>> Start Material for this exercise

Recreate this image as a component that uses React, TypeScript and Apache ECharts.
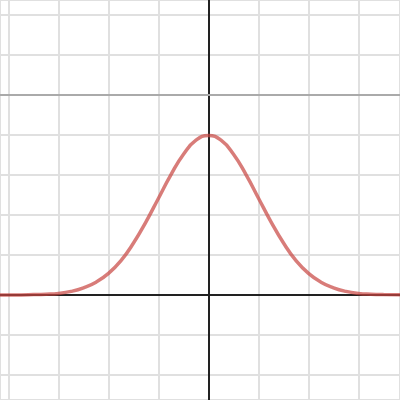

>> End Material for this exercise
>> Start Material for this exercise

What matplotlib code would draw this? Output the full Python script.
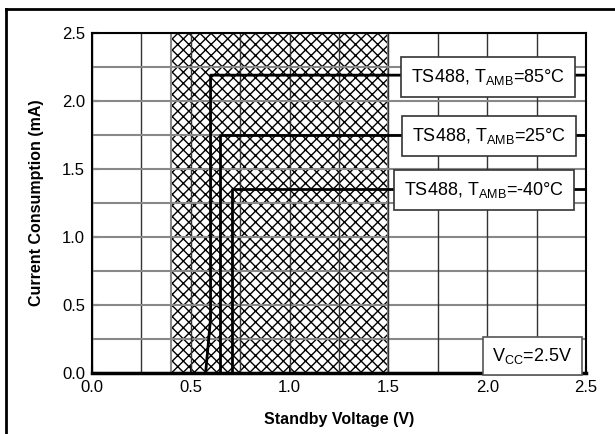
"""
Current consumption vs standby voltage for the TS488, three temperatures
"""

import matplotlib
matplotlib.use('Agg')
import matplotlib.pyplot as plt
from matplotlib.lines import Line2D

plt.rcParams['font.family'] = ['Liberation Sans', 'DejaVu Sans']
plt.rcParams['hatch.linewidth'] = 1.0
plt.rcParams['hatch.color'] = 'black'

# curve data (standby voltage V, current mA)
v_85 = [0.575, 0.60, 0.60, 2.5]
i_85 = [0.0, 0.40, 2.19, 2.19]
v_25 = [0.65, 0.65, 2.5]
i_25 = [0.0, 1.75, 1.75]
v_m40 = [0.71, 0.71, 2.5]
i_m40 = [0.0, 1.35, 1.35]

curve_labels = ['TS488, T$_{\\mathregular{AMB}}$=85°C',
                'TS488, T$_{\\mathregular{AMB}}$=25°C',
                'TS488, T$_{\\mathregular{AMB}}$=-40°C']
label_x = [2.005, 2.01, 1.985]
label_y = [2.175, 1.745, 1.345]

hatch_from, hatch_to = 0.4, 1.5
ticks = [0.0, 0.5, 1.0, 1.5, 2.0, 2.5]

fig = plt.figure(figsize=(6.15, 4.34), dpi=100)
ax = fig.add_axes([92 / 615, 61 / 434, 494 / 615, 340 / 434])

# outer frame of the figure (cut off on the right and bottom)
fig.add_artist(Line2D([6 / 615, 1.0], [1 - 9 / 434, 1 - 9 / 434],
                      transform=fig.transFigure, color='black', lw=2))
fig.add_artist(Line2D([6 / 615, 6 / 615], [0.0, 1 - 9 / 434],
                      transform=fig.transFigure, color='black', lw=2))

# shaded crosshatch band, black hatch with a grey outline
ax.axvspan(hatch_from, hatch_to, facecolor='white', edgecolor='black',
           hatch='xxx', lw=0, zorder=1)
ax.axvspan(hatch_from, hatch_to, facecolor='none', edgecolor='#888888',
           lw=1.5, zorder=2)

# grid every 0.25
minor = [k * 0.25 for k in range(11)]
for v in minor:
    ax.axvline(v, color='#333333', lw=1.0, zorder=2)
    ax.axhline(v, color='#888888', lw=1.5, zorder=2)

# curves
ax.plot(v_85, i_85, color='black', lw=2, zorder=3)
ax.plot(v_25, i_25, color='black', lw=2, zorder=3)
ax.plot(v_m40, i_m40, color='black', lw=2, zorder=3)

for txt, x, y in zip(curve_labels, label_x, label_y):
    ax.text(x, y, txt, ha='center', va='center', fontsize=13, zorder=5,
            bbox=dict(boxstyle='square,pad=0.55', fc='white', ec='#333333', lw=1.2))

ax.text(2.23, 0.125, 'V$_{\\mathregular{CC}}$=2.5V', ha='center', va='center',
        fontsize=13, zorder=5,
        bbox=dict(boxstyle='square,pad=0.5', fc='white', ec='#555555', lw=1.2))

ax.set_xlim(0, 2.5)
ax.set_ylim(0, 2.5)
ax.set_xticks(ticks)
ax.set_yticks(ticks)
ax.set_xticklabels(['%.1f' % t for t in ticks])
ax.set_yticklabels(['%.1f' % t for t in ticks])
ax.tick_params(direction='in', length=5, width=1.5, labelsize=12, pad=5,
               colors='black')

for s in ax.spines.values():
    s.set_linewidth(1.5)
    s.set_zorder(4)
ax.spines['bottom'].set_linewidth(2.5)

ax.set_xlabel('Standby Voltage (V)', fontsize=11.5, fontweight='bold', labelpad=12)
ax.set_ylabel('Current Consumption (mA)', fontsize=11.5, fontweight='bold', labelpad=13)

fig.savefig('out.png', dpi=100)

>> End Material for this exercise
>> Start Material for this exercise

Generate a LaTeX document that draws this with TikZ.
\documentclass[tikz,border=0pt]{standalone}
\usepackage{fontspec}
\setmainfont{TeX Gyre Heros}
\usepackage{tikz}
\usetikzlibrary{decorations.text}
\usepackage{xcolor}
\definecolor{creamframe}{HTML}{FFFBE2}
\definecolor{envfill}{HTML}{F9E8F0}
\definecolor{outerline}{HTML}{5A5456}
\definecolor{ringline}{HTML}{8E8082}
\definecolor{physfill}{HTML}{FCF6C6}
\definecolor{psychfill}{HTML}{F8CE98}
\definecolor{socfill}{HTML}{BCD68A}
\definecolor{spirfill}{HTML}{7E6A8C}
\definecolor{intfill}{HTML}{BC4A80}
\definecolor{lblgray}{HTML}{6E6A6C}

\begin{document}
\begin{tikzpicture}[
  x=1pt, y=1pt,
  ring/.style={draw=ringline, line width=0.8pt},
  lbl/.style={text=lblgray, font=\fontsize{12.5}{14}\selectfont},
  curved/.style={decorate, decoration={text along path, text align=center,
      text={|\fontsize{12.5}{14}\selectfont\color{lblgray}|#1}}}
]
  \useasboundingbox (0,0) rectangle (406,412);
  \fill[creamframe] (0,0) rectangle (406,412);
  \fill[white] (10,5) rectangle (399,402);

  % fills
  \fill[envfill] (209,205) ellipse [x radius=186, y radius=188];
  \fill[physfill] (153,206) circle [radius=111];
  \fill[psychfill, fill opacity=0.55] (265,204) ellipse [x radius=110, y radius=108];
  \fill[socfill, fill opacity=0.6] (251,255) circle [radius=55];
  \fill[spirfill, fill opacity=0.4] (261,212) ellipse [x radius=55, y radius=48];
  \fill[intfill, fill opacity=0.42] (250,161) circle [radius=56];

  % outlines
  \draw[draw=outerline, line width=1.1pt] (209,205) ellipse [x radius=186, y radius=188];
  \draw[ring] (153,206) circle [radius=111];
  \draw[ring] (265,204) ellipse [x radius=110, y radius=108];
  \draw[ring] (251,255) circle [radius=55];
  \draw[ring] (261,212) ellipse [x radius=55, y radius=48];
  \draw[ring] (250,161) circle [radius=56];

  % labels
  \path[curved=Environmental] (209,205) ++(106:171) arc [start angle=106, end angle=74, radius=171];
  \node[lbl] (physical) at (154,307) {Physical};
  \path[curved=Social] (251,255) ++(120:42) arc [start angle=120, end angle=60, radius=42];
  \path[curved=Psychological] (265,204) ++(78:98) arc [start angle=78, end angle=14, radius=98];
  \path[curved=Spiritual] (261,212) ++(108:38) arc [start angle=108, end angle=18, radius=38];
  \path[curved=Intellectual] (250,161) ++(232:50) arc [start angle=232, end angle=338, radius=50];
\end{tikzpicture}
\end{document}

>> End Material for this exercise

*Task requirements:*
Go back to the listing above and reproduce, exactly, the stretch from the line bearing "What matplotlib code" through the line bearing "plt.rcParams['hatch.color'] = 'black'", without its pictures.

*Result for this exercise:*
What matplotlib code would draw this? Output the full Python script.
"""
Current consumption vs standby voltage for the TS488, three temperatures
"""

import matplotlib
matplotlib.use('Agg')
import matplotlib.pyplot as plt
from matplotlib.lines import Line2D

plt.rcParams['font.family'] = ['Liberation Sans', 'DejaVu Sans']
plt.rcParams['hatch.linewidth'] = 1.0
plt.rcParams['hatch.color'] = 'black'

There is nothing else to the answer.